The American group expressed the hope that British negotiations for a satisfactory revised Treaty would be successful but indicated [Page 595] concern lest the responsible Iraqi negotiators might at the last minute find internal political pressures against granting bases to foreigners so strong that they would not dare to give the facilities required.

3. The British Government also had in view schemes for economic development in Iraq which might greatly increase the supply of food and might double the population within a measurable number of years.

Definite plans were under discussion. The British Government was making available to the Iraqi Government the services of a considerable number of British advisers and hoped that it would be possible to provide much of the equipment and material from British sources against Iraqi sterling balances. The British Government’s view was that the Iraqi idea of carrying out these projects through an Iraqi Development Board was preferable to a scheme for development under foreign auspices. The British group thought that it would be desirable to have American advisers associated with British advisers in the execution of their plans. The question might be discussed more fully in the economic talks.

The American group stated that the American Government had also been approached informally by the Iraqis regarding the development plans in question and that it was generally sympathetic.

The American group also pointed out that the Iraqi Government had also applied to the World Bank for loans with which to finance the development of the Tigris and Euphrates valley and had informally indicated that it would like technical advisers appointed by the Bank to cooperate with British and American technical advisers in working out and putting into effect plans for the development. The American Government had no firm ideas regarding the form which the development should take. The American group thought that American advisers might usefully be associated in such a plan as might be decided upon and that close consultation should be maintained between the Bank and the British and American Governments.
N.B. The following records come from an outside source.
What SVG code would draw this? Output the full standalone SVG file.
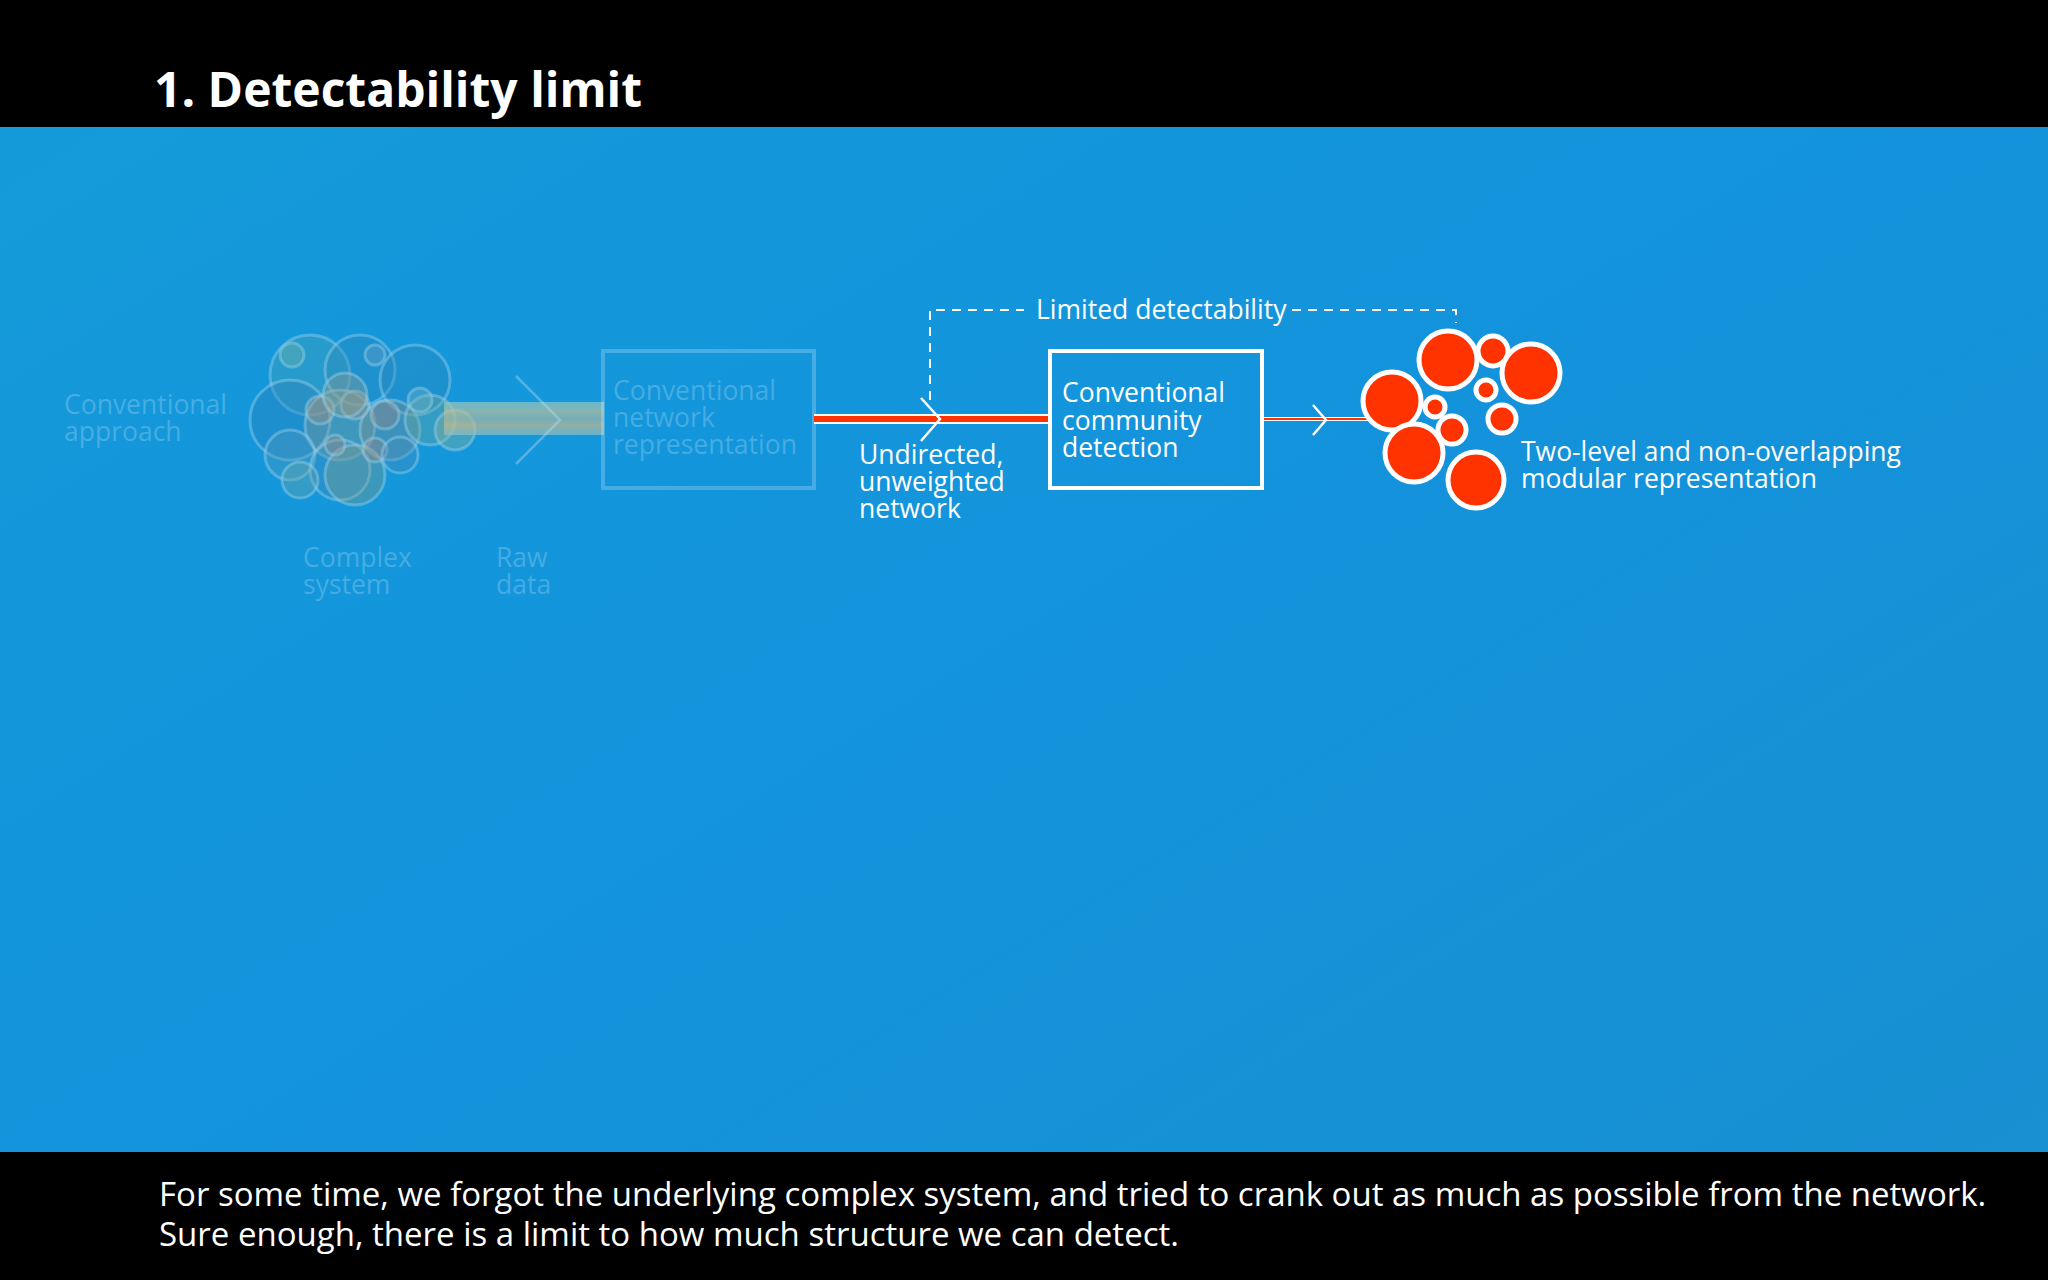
<svg xmlns="http://www.w3.org/2000/svg" width="2048" height="1280" viewBox="0 0 2048 1280">
<defs>
<linearGradient id="bg" x1="0" y1="0" x2="1" y2="1">
<stop offset="0" stop-color="#159bd9"/><stop offset="0.5" stop-color="#1393dc"/><stop offset="1" stop-color="#188fd0"/>
</linearGradient>
<linearGradient id="bands" x1="0" y1="0" x2="0" y2="1">
<stop offset="0" stop-color="#8fc7c8"/><stop offset="0.3" stop-color="#b9c19a"/><stop offset="0.5" stop-color="#9fb9a8"/><stop offset="0.7" stop-color="#c8b98f"/><stop offset="1" stop-color="#8ac1c9"/>
</linearGradient>
<style>
text{font-family:"Open Sans","Noto Sans","DejaVu Sans",sans-serif;fill:#fff}
.faint{fill:rgba(255,255,255,0.22);font-size:26.5px}
.lbl{font-size:26.5px}
.fc{fill-opacity:0.35;stroke:#bfe3f0;stroke-opacity:0.45;stroke-width:3}
.rc{fill:#ff3300;stroke:#fff;stroke-width:5}
.dash{fill:none;stroke:#fff;stroke-width:2;stroke-dasharray:9 7}
.chev{fill:none;stroke:#fff;stroke-width:2.5}
</style>
</defs>
<rect width="2048" height="1280" fill="url(#bg)"/>
<rect width="2048" height="127" fill="#000"/>
<rect y="1152" width="2048" height="128" fill="#000"/>
<text x="154" y="107" font-size="48" font-weight="bold">1. Detectability limit</text>
<text x="159" y="1206" font-size="33">For some time, we forgot the underlying complex system, and tried to crank out as much as possible from the network.</text>
<text x="159" y="1246" font-size="33">Sure enough, there is a limit to how much structure we can detect.</text>

<g id="conventional-approach"><text class="faint" x="64" y="414">Conventional</text><text class="faint" x="64" y="441">approach</text></g>

<g id="complex-system" opacity="0.75">
<circle class="fc" cx="310" cy="375" r="40" fill="#5fa9a0"/>
<circle class="fc" cx="360" cy="370" r="35" fill="#3a80b0"/>
<circle class="fc" cx="415" cy="380" r="35" fill="#3a80b0"/>
<circle class="fc" cx="290" cy="420" r="40" fill="#3a78b0"/>
<circle class="fc" cx="340" cy="425" r="35" fill="#b89a6a"/>
<circle class="fc" cx="390" cy="430" r="30" fill="#a88a6a"/>
<circle class="fc" cx="430" cy="420" r="25" fill="#8fae80"/>
<circle class="fc" cx="455" cy="430" r="20" fill="#c4c27a"/>
<circle class="fc" cx="290" cy="455" r="25" fill="#6a9ab0"/>
<circle class="fc" cx="340" cy="470" r="30" fill="#5a8ab0"/>
<circle class="fc" cx="355" cy="475" r="30" fill="#b0a060"/>
<circle class="fc" cx="300" cy="480" r="18" fill="#8fb090"/>
<circle class="fc" cx="320" cy="410" r="14" fill="#d89060"/>
<circle class="fc" cx="355" cy="405" r="14" fill="#d89060"/>
<circle class="fc" cx="385" cy="415" r="14" fill="#d08060"/>
<circle class="fc" cx="375" cy="450" r="12" fill="#d08060"/>
<circle class="fc" cx="335" cy="445" r="10" fill="#d08060"/>
<circle class="fc" cx="292" cy="355" r="12" fill="#90c090"/>
<circle class="fc" cx="375" cy="355" r="10" fill="#90a0c0"/>
<circle class="fc" cx="420" cy="400" r="12" fill="#90c0c0"/>
<circle class="fc" cx="345" cy="395" r="22" fill="#c0a070"/>
<circle class="fc" cx="400" cy="455" r="18" fill="#5a8ab0"/>
</g>
<g id="raw-data" opacity="0.7">
<rect x="444" y="402" width="160" height="33" fill="url(#bands)"/>
<path class="chev" d="M516,376 L560,420 L516,464" stroke-opacity="0.4" stroke-width="4"/>
</g>
<text class="faint" x="303" y="567">Complex</text><text class="faint" x="303" y="594">system</text>
<text class="faint" x="496" y="567">Raw</text><text class="faint" x="496" y="594">data</text>

<g id="network-representation">
<rect x="603" y="351" width="211" height="137" fill="none" stroke="rgba(255,255,255,0.22)" stroke-width="4"/>
<text class="faint" x="613" y="400">Conventional</text><text class="faint" x="613" y="427">network</text><text class="faint" x="613" y="454">representation</text>
</g>

<g id="connectors">
<rect x="814" y="414" width="236" height="10" fill="#fff"/>
<rect x="814" y="416" width="236" height="6" fill="#ff3300"/>
<path class="chev" d="M921,398 L940,419 L921,441"/>
<rect x="1262" y="417" width="109" height="4" fill="#fff"/>
<rect x="1262" y="418" width="109" height="2" fill="#ff3300"/>
<path class="chev" d="M1313,405 L1326,420 L1313,435" stroke-width="2"/>
<path class="dash" d="M930,400 V310 H1024"/>
<path class="dash" d="M1292,310 H1456 V323"/>
</g>
<text class="lbl" x="1036" y="319">Limited detectability</text>
<text class="lbl" x="859" y="464">Undirected,</text><text class="lbl" x="859" y="491">unweighted</text><text class="lbl" x="859" y="518">network</text>

<g id="community-detection">
<rect x="1050" y="351" width="212" height="137" fill="none" stroke="#fff" stroke-width="4"/>
<text class="lbl" x="1062" y="402">Conventional</text><text class="lbl" x="1062" y="430">community</text><text class="lbl" x="1062" y="457">detection</text>
</g>

<g id="modular-representation">
<circle class="rc" cx="1392" cy="401" r="29"/>
<circle class="rc" cx="1448" cy="360" r="29"/>
<circle class="rc" cx="1493" cy="351" r="15"/>
<circle class="rc" cx="1531" cy="373" r="29"/>
<circle class="rc" cx="1486" cy="390" r="10"/>
<circle class="rc" cx="1435" cy="407" r="10"/>
<circle class="rc" cx="1452" cy="430" r="14"/>
<circle class="rc" cx="1502" cy="419" r="14"/>
<circle class="rc" cx="1414" cy="453" r="29"/>
<circle class="rc" cx="1476" cy="480" r="28"/>
<text class="lbl" x="1521" y="461">Two-level and non-overlapping</text><text class="lbl" x="1521" y="488">modular representation</text>
</g>
</svg>
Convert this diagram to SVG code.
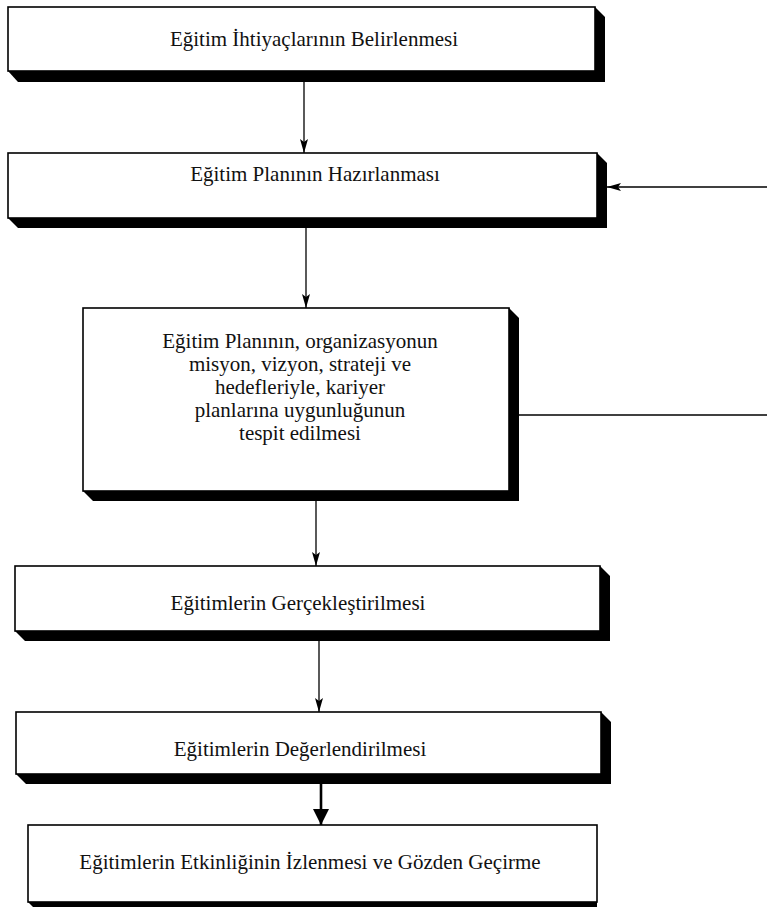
<svg xmlns="http://www.w3.org/2000/svg" width="767" height="911" viewBox="0 0 767 911">
  <defs>
    <style>
      .box { fill: #ffffff; stroke: #000000; stroke-width: 1.6; }
      .shadow { fill: #000000; }
      .lbl { font-family: "Liberation Serif", "Times New Roman", serif; font-size: 21px; fill: #111111; text-anchor: middle; }
      .conn { fill: none; stroke: #000000; stroke-width: 1.3; }
      .conn-bold { fill: none; stroke: #000000; stroke-width: 2.6; }
    </style>
    <marker id="arrow" viewBox="0 0 14 8" refX="14" refY="4" markerWidth="14" markerHeight="8" markerUnits="userSpaceOnUse" orient="auto">
      <path d="M0,0 L14,4 L0,8 L3,4 z" fill="#000000"/>
    </marker>
    <marker id="arrow-big" viewBox="0 0 16 16" refX="16" refY="8" markerWidth="17" markerHeight="16" markerUnits="userSpaceOnUse" orient="auto">
      <path d="M0,0 L16,8 L0,16 z" fill="#000000"/>
    </marker>
  </defs>

  <rect width="767" height="911" fill="#ffffff"/>

  <!-- connectors -->
  <g id="connectors">
    <line class="conn" x1="304" y1="82" x2="304" y2="153" marker-end="url(#arrow)"/>
    <line class="conn" x1="767" y1="187" x2="607" y2="187" marker-end="url(#arrow)"/>
    <line class="conn" x1="306" y1="228" x2="306" y2="308" marker-end="url(#arrow)"/>
    <line class="conn" x1="519" y1="415" x2="767" y2="415"/>
    <line class="conn" x1="316" y1="501" x2="316" y2="566" marker-end="url(#arrow)"/>
    <line class="conn" x1="319" y1="641" x2="319" y2="712" marker-end="url(#arrow)"/>
    <line class="conn-bold" x1="321" y1="784" x2="321" y2="825" marker-end="url(#arrow-big)"/>
  </g>

  <!-- needs analysis -->
  <g id="node-ihtiyac">
    <polygon class="shadow" points="595,7 605,17 605,82 18,82 8,71"/>
    <rect class="box" x="8" y="7" width="587" height="64"/>
    <text class="lbl" x="314" y="46">Eğitim İhtiyaçlarının Belirlenmesi</text>
  </g>

  <!-- plan preparation -->
  <g id="node-plan">
    <polygon class="shadow" points="597,153 607,163 607,228 18,228 8,218"/>
    <rect class="box" x="8" y="153" width="589" height="65"/>
    <text class="lbl" x="315" y="181">Eğitim Planının Hazırlanması</text>
  </g>

  <!-- plan conformity check -->
  <g id="node-uygunluk">
    <polygon class="shadow" points="509,308 519,318 519,501 93,501 83,491"/>
    <rect class="box" x="83" y="308" width="426" height="183"/>
    <text class="lbl" x="300" y="348">Eğitim Planının, organizasyonun</text>
    <text class="lbl" x="300" y="371">misyon, vizyon, strateji ve</text>
    <text class="lbl" x="300" y="394">hedefleriyle, kariyer</text>
    <text class="lbl" x="300" y="417">planlarına uygunluğunun</text>
    <text class="lbl" x="300" y="440">tespit edilmesi</text>
  </g>

  <!-- delivery -->
  <g id="node-gerceklestirme">
    <polygon class="shadow" points="600,566 610,576 610,641 25,641 15,631"/>
    <rect class="box" x="15" y="566" width="585" height="65"/>
    <text class="lbl" x="298" y="610">Eğitimlerin Gerçekleştirilmesi</text>
  </g>

  <!-- evaluation -->
  <g id="node-degerlendirme">
    <polygon class="shadow" points="601,712 611,722 611,784 26,784 16,774"/>
    <rect class="box" x="16" y="712" width="585" height="62"/>
    <text class="lbl" x="300" y="756">Eğitimlerin Değerlendirilmesi</text>
  </g>

  <!-- monitoring and review -->
  <g id="node-izleme">
    <polygon class="shadow" points="28,902 33,907 597,907 597,902"/>
    <rect class="box" x="28" y="825" width="569" height="77"/>
    <text class="lbl" x="310" y="869">Eğitimlerin Etkinliğinin İzlenmesi ve Gözden Geçirme</text>
  </g>
</svg>
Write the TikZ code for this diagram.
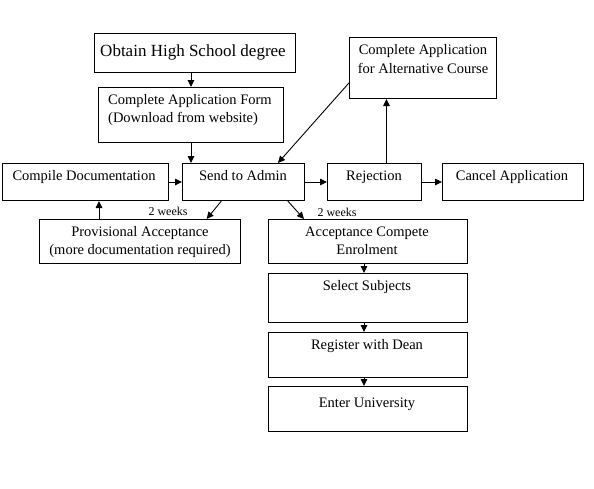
\documentclass[tikz,border=0pt]{standalone}
\usepackage{fontspec}
\setmainfont{Liberation Serif}
\usetikzlibrary{arrows.meta,calc}
\newcommand\mkbox[5]{\node[box, anchor=north west, minimum width={#4-#2}, minimum height={#5-#3}] (#1) at (#2,#3) {};}
\begin{document}
\begin{tikzpicture}[x=1pt,y=-1pt,
  box/.style={draw, line width=1pt, inner sep=0pt, rectangle},
  txt/.style={font=\fontsize{14.5}{18.5}\selectfont, inner sep=0pt, anchor=base, align=center},
  bigtxt/.style={font=\fontsize{17}{20}\selectfont, inner sep=0pt, anchor=base},
  small/.style={font=\fontsize{12}{14}\selectfont, inner sep=0pt, anchor=base},
  arr/.style={line width=0.9pt, -{Triangle[length=7pt,width=6.5pt]}}]
\useasboundingbox (0,0) rectangle (594,488);
\mkbox{obtain}{94}{33}{295}{72}
\mkbox{form}{98}{87}{283}{142}
\mkbox{alt}{349}{37}{496}{98}
\mkbox{compile}{2}{163}{168}{200}
\mkbox{send}{182}{163}{304}{200}
\mkbox{rej}{327}{163}{421}{200}
\mkbox{cancel}{442}{163}{583}{200}
\mkbox{prov}{39}{219}{240}{263}
\mkbox{acc}{268}{219}{467}{263}
\mkbox{sel}{268}{273}{467}{322}
\mkbox{reg}{268}{332}{467}{377}
\mkbox{enter}{268}{386}{467}{431}
% texts (multi-line nodes: base anchor = last line's baseline)
\node[bigtxt] (tobtain) at (193,56) {Obtain High School degree};
\node[txt, anchor=base west, align=left] (tform) at (108,122.5) {Complete Application Form\\(Download from website)};
\node[txt] (talt) at (423,73) {Complete Application\\for Alternative Course};
\node[txt] (tcompile) at (84,180) {Compile Documentation};
\node[txt] (tsend) at (243,180) {Send to Admin};
\node[txt] (trej) at (374,180) {Rejection};
\node[txt] (tcancel) at (512,180) {Cancel Application};
\node[txt] (tprov) at (140,254.5) {Provisional Acceptance\\(more documentation required)};
\node[txt] (tacc) at (367,254.5) {Acceptance Compete\\Enrolment};
\node[txt] (tsel) at (367,290) {Select Subjects};
\node[txt] (treg) at (367,349) {Register with Dean};
\node[txt] (tenter) at (367,407) {Enter University};
\node[small] (w1) at (168,215) {2 weeks};
\node[small] (w2) at (337,216) {2 weeks};
% connectors
\draw[arr] (obtain.south -| form.north) -- (form.north);
\draw[arr] (form.south) -- (form.south |- send.north);
\draw[arr] (compile.east) -- (send.west);
\draw[arr] (send.east) -- (rej.west);
\draw[arr] (rej.east) -- (cancel.west);
\coordinate (r1) at ($(rej.north)+(12,0)$);
\draw[arr] (r1) -- (r1 |- alt.south);
\draw[arr] ($(alt.north west)!0.74!(alt.south west)$) -- ($(send.north west)!0.78!(send.north east)$);
\draw[arr] ($(send.south west)!0.32!(send.south east)$) -- ($(prov.north west)!0.83!(prov.north east)$);
\draw[arr] ($(send.south west)!0.86!(send.south east)$) -- ($(acc.north west)!0.18!(acc.north east)$);
\coordinate (p1) at ($(prov.north west)+(60,0)$);
\draw[arr] (p1) -- (p1 |- compile.south);
\coordinate (a1) at ($(acc.south west)+(96,0)$);
\draw[arr] (a1) -- (a1 |- sel.north);
\coordinate (s1) at ($(sel.south west)+(96,0)$);
\draw[arr] (s1) -- (s1 |- reg.north);
\coordinate (g1) at ($(reg.south west)+(96,0)$);
\draw[arr] (g1) -- (g1 |- enter.north);
\end{tikzpicture}
\end{document}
The British Government intends to proceed with negotiations for the revision of the Anglo-Iraqi Treaty and the American Government would be prepared to render any assistance which might be practicable.
Both the British and American Governments considered that the economic development of Iraq, particularly of the Tigris and Euphrates Valleys, if carried on in a rational and well-planned manner would not only strengthen the security and the economic stability of [Page 596] the Middle East, but might also eventually contribute to the solution of the world food problem.
It was the opinion of both groups that matters relating to the role to be played in the economic development of Iraq by Great Britain, the United States, and the Bank, in particular problems involving furnishing of technical advisers, engineers, and so forth, and to the sources of supplies and equipment should be discussed in further conversations among representatives of the three interested Governments and that close contact should be maintained with officials of the Bank. It was the opinion of the American group that among the numerous factors to be considered in making decisions with regard to these matters should be availability of competent technicians and supplies and materials, the desires of the Iraqi Government, the existence of Iraqi sterling balances, and the initiative shown thus far by the British and Iraqi Governments.

With regard to these matters and other questions relating to the economic development of Iraq there should be close cooperation and frequent frank discussions between the two Governments.

The successful outcome of such development plans as may be decided upon will be so important for the future prosperity and security of the Middle East that these plans should be approached by Britain and the United States in a broad constructive spirit rather than a spirit of rivalry and competition on either side.